Ipeyól Grammar
Nouns
Number
Gender
Ipeyól features a grammatical gender system that distinguishes nouns along a dual animacy hierarchy, divided into animate and inanimate classes. This system, while deriving from the ancestral Spanish biological gender classification, reflects unique cultural and cognitive categories within Ipeyól speakers. Animate nouns in Ipeyól typically include human beings, large animals, birds, celestial and atmospheric phenomena (e.g., wind, storms, lightning, the sun, the moon), and culturally significant plants or objects associated with motion, vitality, or perceived agency. Crucially, this animacy distinction is not solely biological; it is culturally informed. For instance, while the general term larrul (‘tree’) is inanimate, specific, named trees such as palmera (‘palm’) or pino (‘pine’) are animate, reflecting their symbolic salience. Inanimate nouns encompass most objects, insects, cold-blooded animals, body parts, concepts, mass and abstract nouns, tools, all dead animate nouns, and landscape features. However, certain inanimate-seeming nouns may be grammatically animate due to metaphorical or symbolic associations with life or movement. For example, some parts of the body, especially organs, pattern as animate. Though the system appears semantically motivated, classification can be unpredictable.

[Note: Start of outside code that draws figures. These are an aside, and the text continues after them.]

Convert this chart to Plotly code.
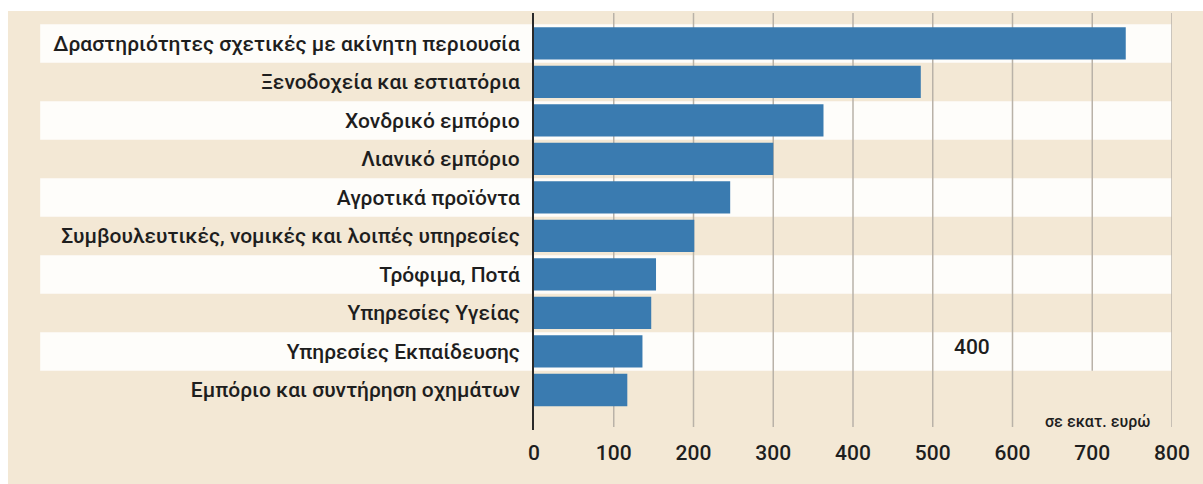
import plotly.graph_objects as go

categories = [
    "Δραστηριότητες σχετικές με ακίνητη περιουσία",
    "Ξενοδοχεία και εστιατόρια",
    "Χονδρικό εμπόριο",
    "Λιανικό εμπόριο",
    "Αγροτικά προϊόντα",
    "Συμβουλευτικές, νομικές και λοιπές υπηρεσίες",
    "Τρόφιμα, Ποτά",
    "Υπηρεσίες Υγείας",
    "Υπηρεσίες Εκπαίδευσης",
    "Εμπόριο και συντήρηση οχημάτων",
]
values = [742, 485, 363, 300, 246, 201, 153, 147, 136, 117]
tick_values = [0, 100, 200, 300, 400, 500, 600, 700, 800]
tick_labels = ["0", "100", "200", "300", "400", "500", "600", "700", "800"]
unit_label = "σε εκατ. ευρώ"
stray_label = "400"

BEIGE = "#F3E8D5"
WHITE = "#FEFDFA"
BLUE = "#3A7BB0"
GRID = "#B9B2A8"
TEXT = "#1E1E1E"
FONT = "Roboto, sans-serif"

fig = go.Figure()
fig.add_trace(go.Bar(
    y=categories, x=values, orientation="h",
    marker=dict(color=BLUE, line=dict(width=0)),
    width=0.84, hoverinfo="x+y",
))

shapes = []
# beige background panel
shapes.append(dict(type="rect", xref="paper", yref="paper",
                   x0=-0.8245, x1=1.06, y0=-0.14, y1=1.0048,
                   fillcolor=BEIGE, line=dict(width=0), layer="below"))
# alternating white bands
for i, c in enumerate(categories):
    if i % 2 == 0:
        shapes.append(dict(type="rect", xref="paper", yref="y",
                           x0=-0.774, x1=1.0, y0=i - 0.5, y1=i + 0.5,
                           fillcolor=WHITE, line=dict(width=0), layer="below"))
# gridlines
for v in tick_values[1:]:
    if v == 700:
        shapes.append(dict(type="line", xref="x", yref="y", x0=v, x1=v,
                           y0=8.5, y1=-0.79, line=dict(color=GRID, width=1.5), layer="below"))
    else:
        shapes.append(dict(type="line", xref="x", yref="paper", x0=v, x1=v,
                           y0=0.007, y1=1, line=dict(color=GRID, width=1.5), layer="below"))

fig.update_layout(
    width=1203, height=484,
    margin=dict(l=534, r=31, t=13, b=54, autoexpand=False),
    paper_bgcolor="white", plot_bgcolor="rgba(0,0,0,0)",
    showlegend=False,
    shapes=shapes,
    font=dict(family=FONT, color=TEXT),
    xaxis=dict(range=[0, 800], tickvals=tick_values, ticktext=tick_labels,
               showgrid=False, zeroline=False, showline=False, automargin=False,
               tickfont=dict(size=21, family=FONT, color=TEXT, weight=500),
               ticks="", ticklabelstandoff=8, fixedrange=True),
    yaxis=dict(type="category", range=[10.04, -0.79], automargin=False,
               showgrid=False, zeroline=False,
               showline=True, linecolor="#2A2A2A", linewidth=2,
               tickfont=dict(size=21, family=FONT, color=TEXT, weight=500),
               ticks="", ticklabelstandoff=8, fixedrange=True),
    annotations=[
        dict(x=706, y=0.04, xref="x", yref="paper", yanchor="middle", yshift=-8,
             text=unit_label, showarrow=False,
             font=dict(size=16, family=FONT, color=TEXT, weight=500)),
        dict(x=549, y=categories[8], xref="x", yref="y", text=stray_label,
             showarrow=False, yshift=4, font=dict(size=21, family=FONT, color=TEXT, weight=500)),
    ],
)

fig.write_html("out.html", config={"displayModeBar": False},
               post_script="document.body.style.margin='0';")
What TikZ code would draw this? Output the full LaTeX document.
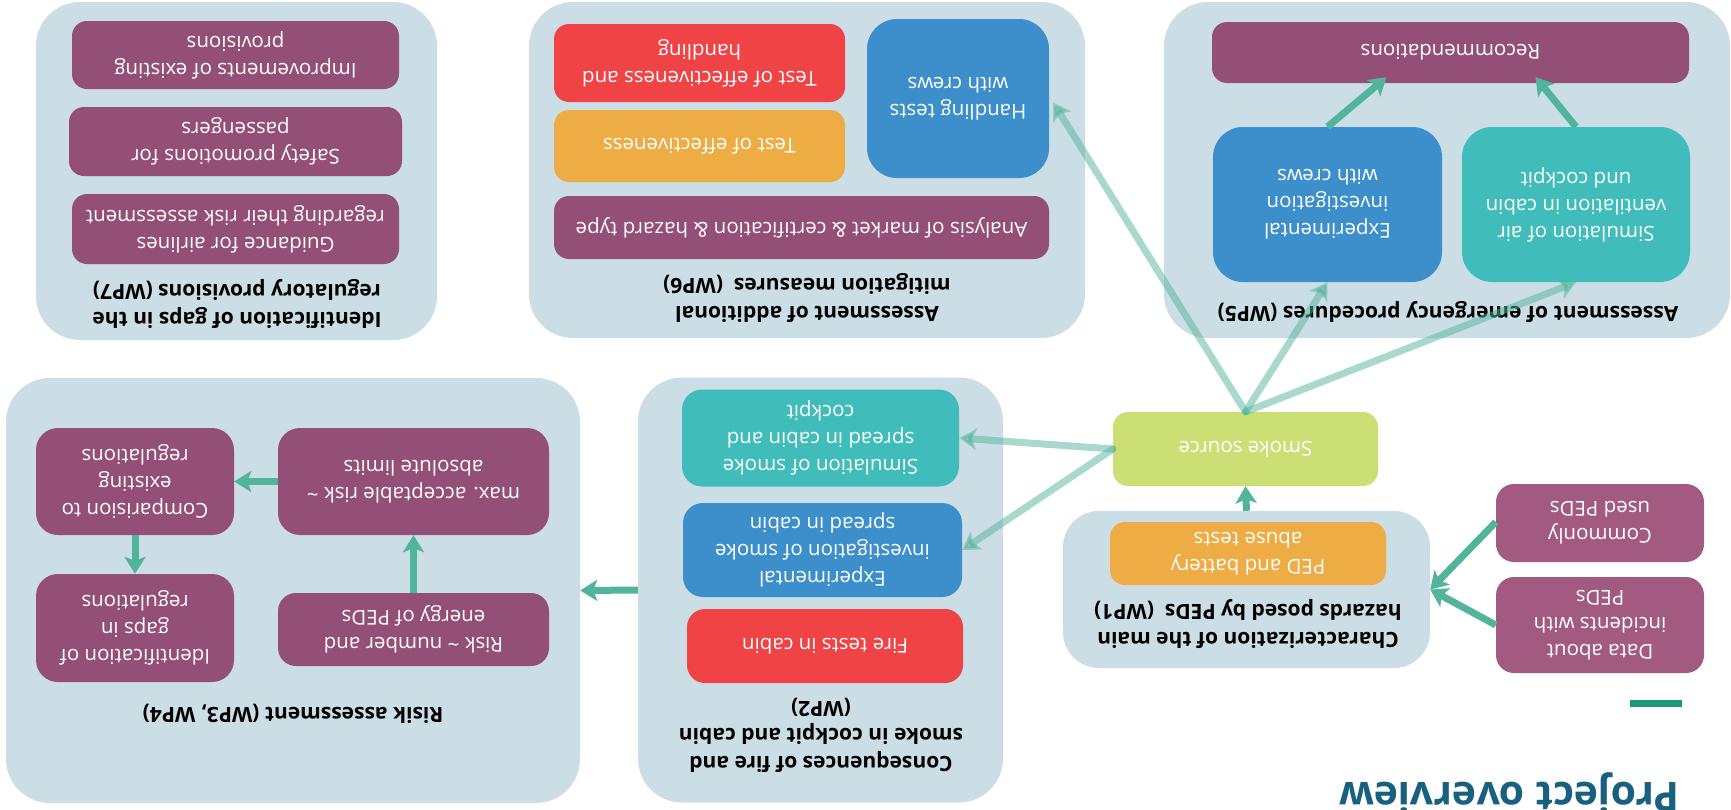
\documentclass[tikz,border=0pt]{standalone}
\usepackage{fontspec}
\setmainfont{Open Sans}
\usetikzlibrary{arrows.meta,calc}
\definecolor{panelc}{HTML}{CBDDE5}
\definecolor{plum}{HTML}{944F77}
\definecolor{plumlight}{HTML}{A35A80}
\definecolor{azure}{HTML}{3D8FCB}
\definecolor{aqua}{HTML}{40BDBA}
\definecolor{tomato}{HTML}{EF4346}
\definecolor{amber}{HTML}{EEAC45}
\definecolor{limec}{HTML}{CCDF74}
\definecolor{arrowc}{HTML}{52B59B}
\definecolor{barc}{HTML}{1A9A78}
\definecolor{titlec}{HTML}{17607F}

\begin{document}
\begin{tikzpicture}
[x=1pt, y=-1pt,
every node/.style={rotate=180},
panel/.style ={rectangle, fill=panelc, rounded corners=44pt, inner sep=0pt},
wptitle/.style ={align=center, inner sep=0pt, font=\bfseries\fontsize{21}{27.5}\selectfont},
box/.style ={rectangle, rounded corners=15pt, text=white, align=center, inner sep=0pt, font=\fontsize{20.5}{27}\selectfont},
plumbox/.style ={box, fill=plum},
azurebox/.style ={box, fill=azure},
aquabox/.style ={box, fill=aqua},
redbox/.style ={box, fill=tomato},
amberbox/.style ={box, fill=amber},
line/.style ={draw=arrowc, line width=7pt, -{Stealth[length=17pt,width=21pt,inset=4pt]}},
faint/.style ={line, opacity=0.5, line cap=round}]
\useasboundingbox (0,0) rectangle (1731,809);
\clip (0,0) rectangle (1731,809);
\fill[white] (0,0) rectangle (1731,809);
% work package panels
\draw (236.5, 171) node[panel, minimum width=401pt, minimum height=338pt] (wp7) {};
\draw (807, 170) node[panel, minimum width=556pt, minimum height=336pt] (wp6) {};
\draw (1447, 170) node[panel, minimum width=566pt, minimum height=336pt] (wp5) {};
\draw (293, 590.5) node[panel, minimum width=574pt, minimum height=425pt] (wp34) {};
\draw (820.5, 590) node[panel, minimum width=365pt, minimum height=425pt] (wp2) {};
\draw (1246.5, 589.5) node[panel, minimum width=367pt, minimum height=157pt, rounded corners=36pt] (wp1) {};
% WP7
\draw (235.5, 55) node[plumbox, minimum width=327pt, minimum height=68pt] (impr) {Improvements of existing\\provisions};
\draw (235.5, 141.5) node[plumbox, minimum width=333pt, minimum height=69pt] (safety) {Safety promotions for\\passengers};
\draw (235.5, 229) node[plumbox, minimum width=327pt, minimum height=70pt] (guide) {Guidance for airlines\\regarding their risk assessment};
\draw (237, 304) node[wptitle] (wp7t) {Identification of gaps in the\\regulatory provisions (WP7)};
% WP6
\draw (958, 98.5) node[azurebox, minimum width=182pt, minimum height=159pt, rounded corners=30pt] (hand) {Handling tests\\with crews};
\draw (699.5, 63) node[redbox, minimum width=291pt, minimum height=78pt] (testh) {Test of effectiveness and\\handling};
\draw (699.5, 146) node[amberbox, minimum width=291pt, minimum height=72pt] (teste) {Test of effectiveness};
\draw (801.5, 227.5) node[plumbox, minimum width=495pt, minimum height=63pt] (market) {Analysis of market \& certification \& hazard type};
\draw (807, 298) node[wptitle] (wp6t) {Assessment of additional\\mitigation measures\ \ (WP6)};
% WP5
\draw (1450.5, 52.5) node[plumbox, minimum width=477pt, minimum height=61pt] (rec) {Recommendations};
\draw (1327.5, 204.5) node[azurebox, minimum width=229pt, minimum height=155pt, rounded corners=30pt] (crews) {Experimental\\investigation\\with crews};
\draw (1576, 204.5) node[aquabox, minimum width=228pt, minimum height=155pt, rounded corners=30pt] (venti) {Simulation of air\\ventilation in cabin\\und cockpit};
\draw (1448, 312) node[wptitle] (wp5t) {Assessment of emergency procedures (WP5)};
% WP3, WP4
\draw (413.5, 481.5) node[plumbox, minimum width=271pt, minimum height=107pt, rounded corners=22pt] (maxrisk) {max. acceptable risk \textasciitilde\\absolute limits};
\draw (135, 481.5) node[plumbox, minimum width=198pt, minimum height=107pt, rounded corners=22pt] (compare) {Comparision to\\existing\\regulations};
\draw (135, 628) node[plumbox, minimum width=198pt, minimum height=108pt, rounded corners=22pt] (gaps) {Identification of\\gaps in\\regulations};
\draw (413.5, 629.5) node[plumbox, minimum width=271pt, minimum height=73pt, rounded corners=18pt] (risk) {Risk \textasciitilde{} number and\\energy of PEDs};
\draw (293, 714) node[wptitle] (wp34t) {Risik assessment (WP3, WP4)};
% WP2
\draw (820.5, 438) node[aquabox, minimum width=277pt, minimum height=97pt, rounded corners=20pt] (spreadsim) {Simulation of smoke\\spread in cabin and\\cockpit};
\draw (822.5, 550) node[azurebox, minimum width=279pt, minimum height=94pt, rounded corners=20pt] (spreadexp) {Experimental\\investigation of smoke\\spread in cabin};
\draw (825, 646) node[redbox, minimum width=276pt, minimum height=74pt, rounded corners=18pt] (fire) {Fire tests in cabin};
\draw (821, 735) node[wptitle] (wp2t) {Consequences of fire and\\smoke in cockpit and cabin\\(WP2)};
% WP1 and inputs
\draw (1248, 553.5) node[amberbox, minimum width=276pt, minimum height=63pt] (abuse) {PED and battery\\abuse tests};
\draw (1248, 624) node[wptitle] (wp1t) {Characterization of the main\\hazards posed by PEDs\ \ (WP1)};
\draw (1245.5, 449) node[box, fill=limec, minimum width=265pt, minimum height=74pt] (smoke) {Smoke source};
\draw (1600, 523) node[box, fill=plumlight, minimum width=208pt, minimum height=78pt, rounded corners=18pt] (common) {Commonly\\used PEDs};
\draw (1600, 625) node[box, fill=plumlight, minimum width=208pt, minimum height=96pt, rounded corners=18pt] (incid) {Data about\\incidents with\\PEDs};
% heading
\fill[barc] (1630,700) rectangle (1682,707);
\draw (1680, 782) node[anchor=base west, inner sep=0pt, text=titlec, font=\bfseries\fontsize{41}{48}\selectfont] (overview) {Project overview};
% arrows
\draw[line] (crews.south) -- ($(rec.north)+(-64,-6)$);
\draw[line] (venti.south) -- ($(rec.north)+(85,-6)$);
\draw[line] (risk.south) -- (maxrisk.north);
\draw[line] (maxrisk.east) -- (compare.west);
\draw[line] (compare.north) -- (gaps.south);
\draw[line] (wp2.east) -- (wp34.west);
\draw[line] (wp1.south) -- (smoke.north);
\draw[line] ($(common.east)+(0,-1)$) -- (wp1.west);
\draw[line] (incid.east) -- (wp1.west);
\draw[faint] (smoke.south) -- ($(hand.west)+(4,4)$);
\draw[faint] (smoke.south) -- (crews.north);
\draw[faint] (smoke.south) -- (venti.north);
\draw[faint] (smoke.east) -- (spreadsim.west);
\draw[faint] (smoke.east) -- (spreadexp.west);
\end{tikzpicture}
\end{document}
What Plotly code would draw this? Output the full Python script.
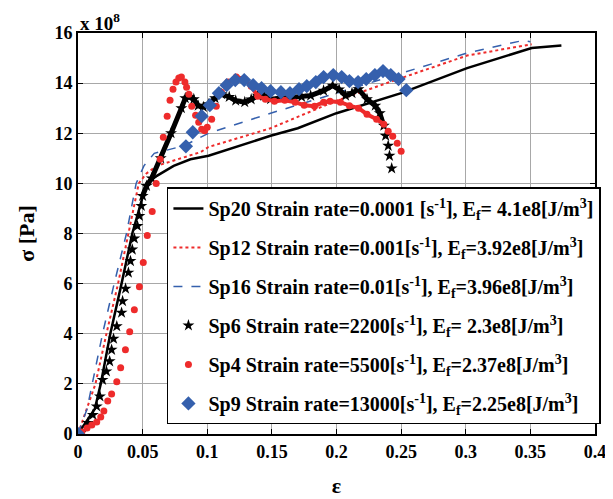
import plotly.graph_objects as go

# quasi-static tests (lines)
sp20_x = [0, 0.013, 0.0176, 0.025, 0.0337, 0.042, 0.053, 0.061, 0.074, 0.087, 0.101, 0.149, 0.17, 0.2, 0.25, 0.301, 0.351, 0.374]
sp20_y = [0, 1.0, 2.0, 4.0, 6.0, 8.0, 10.0, 10.3, 10.7, 10.96, 11.1, 11.9, 12.2, 12.8, 13.6, 14.6, 15.4, 15.5]

sp12_x = [0, 0.0135, 0.022, 0.031, 0.039, 0.047, 0.053, 0.061, 0.095, 0.101, 0.149, 0.2, 0.25, 0.301, 0.351]
sp12_y = [0, 2.0, 4.0, 6.0, 8.0, 10.0, 10.4, 10.7, 11.25, 11.45, 12.2, 13.3, 14.2, 15.1, 15.55]

sp16_x = [0, 0.007, 0.011, 0.019, 0.028, 0.0375, 0.045, 0.051, 0.059, 0.082, 0.101, 0.149, 0.2, 0.25, 0.301, 0.344, 0.35]
sp16_y = [0, 1.0, 2.0, 4.0, 6.0, 8.0, 10.0, 10.7, 11.2, 11.5, 12.0, 12.8, 13.6, 14.4, 15.2, 15.7, 15.65]

# dynamic tests (markers)
sp6_x = [0, 0.003, 0.0077, 0.0115, 0.0145, 0.017, 0.019, 0.022, 0.0245, 0.026, 0.0275, 0.03, 0.0337, 0.0345,
         0.0368, 0.039, 0.0406, 0.042, 0.0436, 0.046, 0.0475, 0.049, 0.05,
         0.053, 0.057, 0.064, 0.072, 0.08, 0.083, 0.086, 0.0896, 0.093, 0.097, 0.101, 0.106, 0.111, 0.117,
         0.122, 0.129, 0.134, 0.139, 0.144, 0.149, 0.157, 0.165, 0.173, 0.18, 0.19, 0.197, 0.202, 0.207,
         0.212, 0.217, 0.2236, 0.23, 0.2335, 0.2366,
         0.238, 0.24, 0.241, 0.2427]
sp6_y = [0, 0.08, 0.44, 0.76, 1.1, 1.5, 2.16, 2.5, 2.9, 3.36, 3.8, 4.3, 4.84, 5.3,
         5.8, 6.44, 6.9, 7.36, 7.8, 8.3, 8.7, 9.1, 9.5,
         9.9, 10.2, 11.0, 12.0, 13.0, 13.4, 13.45, 13.36, 13.1, 13.05, 13.16, 13.4, 13.56, 13.45,
         13.3, 13.24, 13.35, 13.5, 13.5, 13.36, 13.4, 13.44, 13.45, 13.5, 13.7, 13.9, 13.75, 13.5,
         13.6, 13.76, 13.36, 13.1, 12.8, 12.3,
         11.9, 11.5, 11.1, 10.6]
sp6_dense = (22, 57)

sp4_x = [0, 0.003, 0.007, 0.0107, 0.0145, 0.0176, 0.02, 0.023, 0.026, 0.03, 0.033, 0.0367, 0.04, 0.0436,
         0.0475, 0.0505, 0.0536, 0.0574, 0.0605, 0.0636, 0.066, 0.069, 0.0712, 0.0735, 0.0758, 0.078, 0.08,
         0.0827, 0.084, 0.0858, 0.088, 0.091, 0.0934, 0.0957, 0.098, 0.1, 0.1034, 0.107, 0.111,
         0.116, 0.1225, 0.129, 0.134, 0.139, 0.145, 0.152, 0.16, 0.168, 0.175, 0.183, 0.19, 0.195, 0.203,
         0.21, 0.217, 0.2236, 0.231, 0.2366,
         0.24, 0.2435, 0.247, 0.25]
sp4_y = [0, 0.08, 0.24, 0.36, 0.48, 0.68, 0.92, 1.32, 1.6, 2.08, 2.64, 3.36, 4.08, 4.96,
         5.88, 6.84, 7.92, 8.88, 10.0, 10.96, 11.84, 12.68, 13.32, 13.76, 14.04, 14.2, 14.24,
         14.04, 13.84, 13.56, 13.08, 12.72, 12.44, 12.16, 12.1, 12.24, 12.56, 13.08, 13.64,
         14.04, 14.24, 14.16, 13.88, 13.48, 13.36, 13.28, 13.32, 13.24, 13.12, 13.08, 13.24, 13.28, 13.24,
         13.1, 13.0, 12.76, 12.56, 12.36,
         12.08, 11.88, 11.6, 11.28]
sp4_dense = (39, 58)

sp9_x = [0, 0.0835, 0.0888, 0.0957, 0.102, 0.109, 0.115, 0.1217, 0.1286, 0.1355, 0.142, 0.149, 0.157,
         0.164, 0.171, 0.177, 0.184, 0.19, 0.1975, 0.204, 0.21, 0.2167, 0.223, 0.2297, 0.236, 0.242, 0.248, 0.254]
sp9_y = [0, 11.48, 12.04, 12.68, 13.12, 13.6, 13.92, 14.12, 14.12, 13.92, 13.8, 13.68, 13.64,
         13.6, 13.76, 13.88, 14.04, 14.24, 14.32, 14.24, 14.08, 14.04, 14.16, 14.32, 14.48, 14.32, 14.16, 13.72]

x_ticks = [0, 0.05, 0.1, 0.15, 0.2, 0.25, 0.3, 0.35, 0.4]
x_labels = ["0", "0.05", "0.1", "0.15", "0.2", "0.25", "0.3", "0.35", "0.4"]
y_ticks = [0, 2, 4, 6, 8, 10, 12, 14, 16]

RED = "#ee2b2b"
BLUE = "#3560ad"
FONT = "Liberation Serif"

fig = go.Figure()

fig.add_trace(go.Scatter(x=sp20_x, y=sp20_y, mode="lines", legendgroup="a",
                         name="Sp20 Strain rate=0.0001 [s<sup>-1</sup>], E<sub>f</sub>= 4.1e8[J/m<sup>3</sup>]",
                         line=dict(color="black", width=2.5)))
fig.add_trace(go.Scatter(x=sp12_x, y=sp12_y, mode="lines", legendgroup="b",
                         name="Sp12 Strain rate=0.001[s<sup>-1</sup>], E<sub>f</sub>=3.92e8[J/m<sup>3</sup>]",
                         line=dict(color=RED, width=2, dash="dot")))
fig.add_trace(go.Scatter(x=sp16_x, y=sp16_y, mode="lines", legendgroup="c",
                         name="Sp16 Strain rate=0.01[s<sup>-1</sup>], E<sub>f</sub>=3.96e8[J/m<sup>3</sup>]",
                         line=dict(color=BLUE, width=1.5, dash="dash")))

# dense parts of the dynamic records look like thick bands
a, b = sp6_dense
fig.add_trace(go.Scatter(x=sp6_x[a:b], y=sp6_y[a:b], mode="lines", legendgroup="d", showlegend=False,
                         line=dict(color="black", width=5)))
fig.add_trace(go.Scatter(x=sp6_x, y=sp6_y, mode="markers", legendgroup="d",
                         name="Sp6 Strain rate=2200[s<sup>-1</sup>], E<sub>f</sub>= 2.3e8[J/m<sup>3</sup>]",
                         marker=dict(symbol="star", size=9, color="black")))
a, b = sp4_dense
fig.add_trace(go.Scatter(x=sp4_x[a:b], y=sp4_y[a:b], mode="lines", legendgroup="e", showlegend=False,
                         line=dict(color=RED, width=4)))
fig.add_trace(go.Scatter(x=sp4_x, y=sp4_y, mode="markers", legendgroup="e",
                         name="Sp4 Strain rate=5500[s<sup>-1</sup>], E<sub>f</sub>=2.37e8[J/m<sup>3</sup>]",
                         marker=dict(symbol="circle", size=7, color=RED)))
fig.add_trace(go.Scatter(x=sp9_x, y=sp9_y, mode="markers", legendgroup="f",
                         name="Sp9 Strain rate=13000[s<sup>-1</sup>], E<sub>f</sub>=2.25e8[J/m<sup>3</sup>]",
                         marker=dict(symbol="diamond", size=11, color=BLUE)))

axis_common = dict(showgrid=True, gridcolor="#a8a8a8", gridwidth=1, zeroline=False,
                   showline=True, linecolor="black", linewidth=2, mirror="ticks",
                   ticks="inside", ticklen=5, tickcolor="black", automargin=False,
                   tickfont=dict(family=FONT, size=18, color="black", weight="bold"))

fig.update_xaxes(range=[0, 0.4], tickvals=x_ticks, ticktext=x_labels,
                 title=dict(text="ε", font=dict(family=FONT, size=22, color="black", weight="bold"), standoff=17),
                 **axis_common)
fig.update_yaxes(range=[0, 16], tickvals=y_ticks,
                 title=dict(text="σ [Pa]", font=dict(family=FONT, size=22, color="black", weight="bold"), standoff=14),
                 **axis_common)

fig.add_annotation(text="x 10<sup>8</sup>", xref="paper", yref="paper", x=0.0, y=1.0,
                   xanchor="left", yanchor="bottom", showarrow=False, yshift=-3,
                   font=dict(family=FONT, size=19, color="black", weight="bold"))

# page body adds an 8px margin, so the figure is a bit smaller than the window
fig.update_layout(
    width=605, height=491,
    margin=dict(l=70, r=13, t=25, b=65),
    plot_bgcolor="white", paper_bgcolor="white",
    legend=dict(x=0.172, y=0.615, xanchor="left", yanchor="top",
                bgcolor="white", bordercolor="black", borderwidth=1.5,
                traceorder="grouped", tracegroupgap=10,
                font=dict(family=FONT, size=20, color="black", weight="bold")),
)

fig.write_html("out.html")
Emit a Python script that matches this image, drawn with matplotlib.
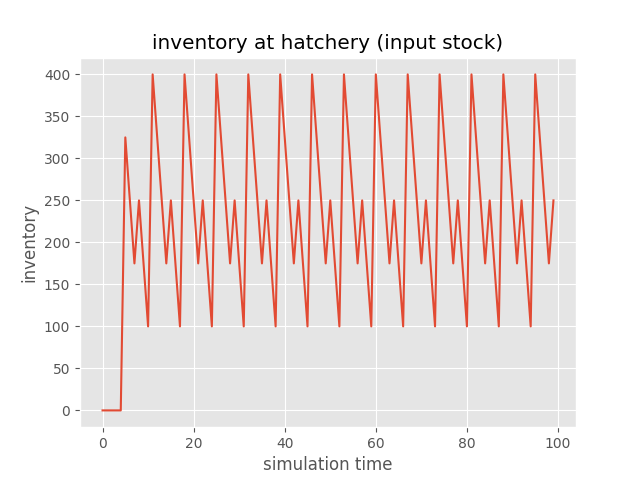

A notable feature of Ipeyól is its capacity for gender shifting: the ability of certain inanimate nouns to adopt animate grammatical status in specific contexts. This shift often occurs when the noun is personified, becomes the subject of speech or thought, or plays a central role in narrative sequences. For example, the normally inanimate noun laflór may take animate agreement when appearing as a personified spirit or character in discourse, or if the speaker wishes to give a typically inanimate noun an endearing characterization (e.g., lorí, ‘ant’ is typically inanimate, but in cultural fables with ant characters the noun follows animate morphosyntax). Likewise, body parts, tools, or natural features can be treated as animate if they exhibit agency or symbolic power in a story. Since there is no explicit animate or inanimate suffix in Ipeyól, this fluidity is very common. Some nouns switch meaning depending on animacy, for example the word lalenwu,‘tongue’ when it is inanimate refers to the body part in an animal’s mouth, whereas an animate pattern connotes ‘language.’